Friday, January 05, 2024

If 1988’s Basel I had been imposed thirty years earlier, would the Berlin Wall have needed to fall?

1988, with Basel I, a Global Statist Revolution was launched. It was not to be acknowledged, much less televised.

Here's a very brief but yet 99% description of it:

It imposed risk weighted bank capital/equity requirements explained by the following decreed weights:
Central government debt: 0% 
Residential montages: 50%
Loans to e.g., small businesses and entrepreneurs: 100%

With the basic 8% capital requirement imposed, that translated into following capital/equity requirements:
Central government debt: 0% 
Residential montages: 4%
Loans to e.g., small businesses and entrepreneurs: 8%

That allowed the following bank capital/equity leverages:
Central government debt: unlimited
Residential montages: 25 times to one
Loans to e.g., small businesses and entrepreneurs: 12.5 times to one.

And all that translates, de facto, into:
Bureaucrats and politicians knowing better what to do with bank credit for which repayment they’re not personally responsible for, than small businesses and entrepreneurs. 
Residential mortgages being more important for the economy than loans to small businesses and entrepreneurs.

End of explanation.... and you do not need to take my word for it:

Paul Volcker, in his autobiography "Keeping at it" of 2018, penned together with Christine Harper confessed:“The assets assigned the lowest risk, for which capital requirements were therefore low or nonexistent, were those that had the most political support: sovereign credits and home mortgages. The American ‘overall leverage’ approach had a disadvantage as well in the eyes of shareholders and executives focused on return on capital; it seemed to discourage holdings of the safest assets, in particular low-return US government securities."


Later, without much altering Basel I’s rulings, 2004 Basel II introduced risk weights much dependent on credit ratings; a systemic risk. Again, in words of Paul Volcker “Ironically, losses on sovereign credits and home mortgages would fuel the global crisis in 2008 and a subsequent European crisis in 2011.” 

Currently: Basel III, yet not fully decided or implemented, diminishes the differences in allowed leverages but, on the margin, there were it all counts, the favoring of “safe” assets over “risky” ones, still reign supreme.

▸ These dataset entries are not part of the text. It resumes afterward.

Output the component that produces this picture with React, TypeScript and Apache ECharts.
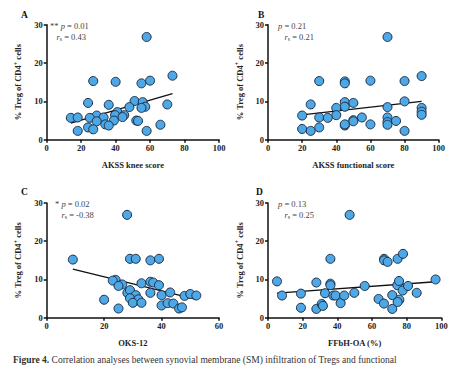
import React, { useEffect, useRef } from "react";
import * as echarts from "echarts";

// Panel A: AKSS knee score vs % Treg
const panelA: number[][] = [
  [58, 26.8], [73, 16.7], [27, 15.3], [40, 15.1], [55, 14.7], [60, 15.4],
  [24, 9.6], [36, 9.1], [51, 10.1], [55.7, 9.8], [57.2, 8.6], [55, 8.3],
  [48, 8.5], [70, 9.2], [41, 7.2], [39.7, 6.4], [45, 6.4], [44, 5.9],
  [29, 6.3], [33, 5.8], [14, 5.7], [18, 5.8], [25, 5.7], [29, 4.8],
  [39, 5.0], [52, 5.0], [53, 4.9], [34, 4.0], [36, 3.7], [24, 3.2],
  [27, 2.7], [18, 2.3], [58, 2.3], [66, 3.9],
];
const fitA: number[][] = [[14, 4.3], [73, 12.0]];

// Panel B: AKSS functional score vs % Treg
const panelB: number[][] = [
  [70, 26.8], [90, 16.6], [30, 15.3], [45, 15.2], [45, 14.7], [60, 15.4],
  [80, 15.3], [20, 6.3], [25, 9.2], [45, 9.8], [45, 8.6], [50, 9.6],
  [40, 8.3], [40, 6.4], [30, 5.8], [35, 5.7], [55, 5.8], [60, 4.0],
  [50, 5.1], [50, 4.8], [45, 3.7], [45, 4.0], [30, 3.2], [20, 2.8],
  [25, 2.3], [70, 8.5], [70, 5.8], [70, 4.6], [70, 3.9], [75, 4.9],
  [80, 10.0], [80, 2.3], [90, 8.3], [90, 7.3], [90, 6.5],
];
const fitB: number[][] = [[20, 6.5], [90, 10.0]];

// Panel C: OKS-12 vs % Treg
const panelC: number[][] = [
  [28, 26.9], [9.1, 15.2], [29, 15.4], [31, 15.4], [36.1, 15.0], [39.1, 15.4],
  [24, 9.9], [23, 9.7], [26.3, 8.7], [25, 8.3], [33, 9.0], [36.1, 9.4],
  [37.1, 9.2], [39.1, 8.5], [28.1, 6.5], [29, 7.2], [36.1, 6.5], [31, 5.9],
  [29, 5.1], [31.9, 4.8], [30, 3.9], [33, 3.9], [20, 4.7], [25, 2.4],
  [40, 5.9], [40, 3.2], [43, 6.6], [42.1, 3.8], [44.1, 3.7], [46.1, 2.4],
  [47.1, 2.7], [48, 5.7], [50, 6.2], [52.1, 5.8],
];
const fitC: number[][] = [[9.1, 12.7], [52.1, 4.8]];

// Panel D: FFbH-OA (%) vs % Treg
const panelD: number[][] = [
  [47.1, 26.9], [5.2, 9.5], [8.1, 5.8], [19, 6.3], [19, 2.6], [27.9, 9.2],
  [27.9, 2.3], [36, 15.4], [36, 8.9], [36, 8.5], [32.9, 6.4], [37.7, 5.8],
  [39, 5.8], [31, 3.6], [31.7, 3.1], [41.9, 3.8], [44, 5.8], [49.8, 6.5],
  [55.8, 8.3], [63.8, 4.9], [66.9, 3.7], [67, 15.4], [67, 15.0], [69, 14.6],
  [74.8, 15.4], [77.9, 16.7], [71.7, 5.9], [71.7, 2.3], [74.6, 8.5], [75.6, 9.6],
  [75.8, 4.7], [74.8, 4.1], [77.7, 7.1], [80.8, 8.3], [85.8, 6.5], [96.7, 10.0],
];
const fitD: number[][] = [[5.2, 6.45], [96.7, 9.4]];

const xTitles = ["AKSS knee score", "AKSS functional score", "OKS-12", "FFbH-OA (%)"];
const xMax = [100, 100, 60, 100];
const yTicksMax = 30;
const panelLetters = ["A", "B", "C", "D"];
const pLabels = ["** ", "", "* ", ""];
const pValues = ["0.01", "0.21", "0.02", "0.13"];
const rsValues = ["0.43", "0.21", "-0.38", "0.25"];

const FONT = "'Liberation Serif', 'DejaVu Serif', serif";

export default function App() {
  const ref = useRef<HTMLDivElement>(null);
  useEffect(() => {
    if (!ref.current) return;
    const chart = echarts.init(ref.current, undefined, { renderer: "svg" });
    const grids = [
      { left: 46.7, top: 24.7, width: 172.3, height: 115 },
      { left: 268, top: 24.7, width: 170.7, height: 115 },
      { left: 46.7, top: 203, width: 172.3, height: 114.7 },
      { left: 268, top: 203, width: 173.3, height: 114.7 },
    ];
    const datasets = [panelA, panelB, panelC, panelD];
    const fits = [fitA, fitB, fitC, fitD];
    const axisLabelStyle = {
      fontSize: 8.5,
      fontWeight: "bold" as const,
      color: "#222",
      fontFamily: FONT,
      margin: 4,
    };
    const axisLine = { show: true, lineStyle: { color: "#111", width: 1.5 } };
    const axisTick = { show: true, length: 3, lineStyle: { color: "#111", width: 1.5 } };

    const xAxis = grids.map((_, i) => ({
      gridIndex: i,
      type: "value",
      min: 0,
      max: xMax[i],
      interval: 20,
      axisLine,
      axisTick,
      splitLine: { show: false },
      axisLabel: axisLabelStyle,
      name: xTitles[i],
      nameLocation: "middle",
      nameGap: 21,
      nameTextStyle: { fontSize: 8.5, fontWeight: "bold", color: "#222", fontFamily: FONT },
    }));
    const yAxis = grids.map((_, i) => ({
      gridIndex: i,
      type: "value",
      min: 0,
      max: yTicksMax,
      interval: 10,
      axisLine,
      axisTick,
      splitLine: { show: false },
      axisLabel: axisLabelStyle,
      name: "% Treg of CD4{sup|+} cells",
      nameLocation: "middle",
      nameRotate: 90,
      nameGap: 23,
      nameTextStyle: {
        fontSize: 8.5,
        fontWeight: "bold",
        color: "#222",
        fontFamily: FONT,
        rich: {
          sup: { fontSize: 6, fontWeight: "bold", color: "#222", fontFamily: FONT, verticalAlign: "top", padding: [0, 0, 5, 0] },
        },
      },
    }));

    const series: any[] = [];
    datasets.forEach((d, i) => {
      series.push({
        type: "line",
        xAxisIndex: i,
        yAxisIndex: i,
        data: fits[i],
        symbol: "none",
        lineStyle: { color: "#111", width: 1.3 },
        z: 2,
      });
      series.push({
        type: "scatter",
        xAxisIndex: i,
        yAxisIndex: i,
        data: d,
        symbolSize: 9,
        itemStyle: { color: "#4fa8e6", borderColor: "#1c2f48", borderWidth: 1, opacity: 1 },
        z: 3,
      });
    });

    const letterPos = [[21, 10], [258, 10], [21, 187], [256, 187]];
    const annotPos = [[50, 20], [278, 20], [55, 198], [278, 198]];
    const textStyleBase = { fill: "#444", fontFamily: FONT, fontSize: 8.5 };
    const graphic: any[] = [];
    panelLetters.forEach((L, i) => {
      graphic.push({
        type: "text",
        left: letterPos[i][0],
        top: letterPos[i][1],
        style: { text: L, fontSize: 9.5, fontWeight: "bold", fill: "#111", fontFamily: FONT },
      });
      graphic.push({
        type: "text",
        left: annotPos[i][0],
        top: annotPos[i][1],
        style: {
          text: `${pLabels[i]}{i|p} = ${pValues[i]}\n   {i|r}{sub|s} = ${rsValues[i]}`,
          ...textStyleBase,
          lineHeight: 11,
          rich: {
            i: { ...textStyleBase, fontStyle: "italic", lineHeight: 11 },
            sub: { ...textStyleBase, fontSize: 6, verticalAlign: "bottom", padding: [4, 0, 0, 0], lineHeight: 11 },
          },
        },
      });
    });
    graphic.push({
      type: "text",
      left: 13,
      top: 355,
      style: {
        text: "{b|Figure 4.} Correlation analyses between synovial membrane (SM) infiltration of Tregs and functional",
        fill: "#333",
        fontFamily: FONT,
        fontSize: 9.5,
        rich: { b: { fontWeight: "bold", fill: "#333", fontFamily: FONT, fontSize: 9.5 } },
      },
    });

    chart.setOption({
      animation: false,
      backgroundColor: "#fff",
      grid: grids.map((g) => ({ ...g, containLabel: false })),
      xAxis,
      yAxis,
      series,
      graphic,
    });
    return () => chart.dispose();
  }, []);
  return <div ref={ref} style={{ width: 474, height: 366, position: "absolute", left: 0, top: 0 }} />;
}
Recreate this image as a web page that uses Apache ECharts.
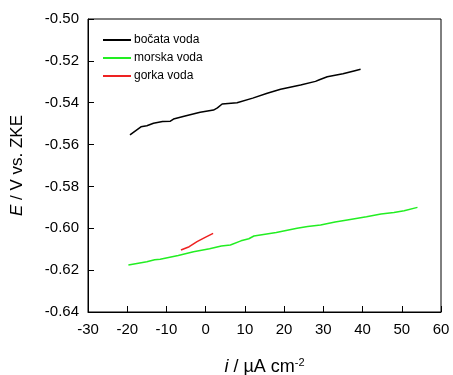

And that’s what has, in much of the world, generated extremely high levels of central government debts and residential mortgages. It would be hard to argue that the economy has grown sufficiently strong and resilient, so as to be able to service those levels of debt. If you doubt me, ask ChatGPT. 

Summing up; decreed risk weights: 0% Federal Government – 100% We the People introduced financial communism, which is the reason for the question of this brief note.

Sadly, if Basel I had been implemented three decades earlier, both Russia and America, West and East Germany, would then all have become so weakly alike.

Would then John F. Kennedy have delivered his 1963 speech "Ich bin ein Berliner" in 1989? No! Not the John F. Kennedy we knew.

Would then Ronald Reagan have told Mr. Gorbachev in 1987 “Tear down this wall!”? No! Not the Ronald Reagan we knew.

Would the Berlin Wall then have fallen? 

Why would that then have been necessary? That wall had simply become a useless Maginot Line.

In summary,  by means of bank regulations the virus of communism contaminated the Western Free Market World. And, incredibly, so many still opines it's living under the "weight" of neoliberalism.

Why have universities, especially its professors in economic and finance, kept conspicuous silence on this? Is it because they all want to be members or beneficiaries of the so empowered reigning Bureaucracy Autocracy?

I would now ask any East Berliner old enough to remember his life before 1988: 
When now seeing the farmers striking and suffering electricity shortages, do you not experience some Deja vu?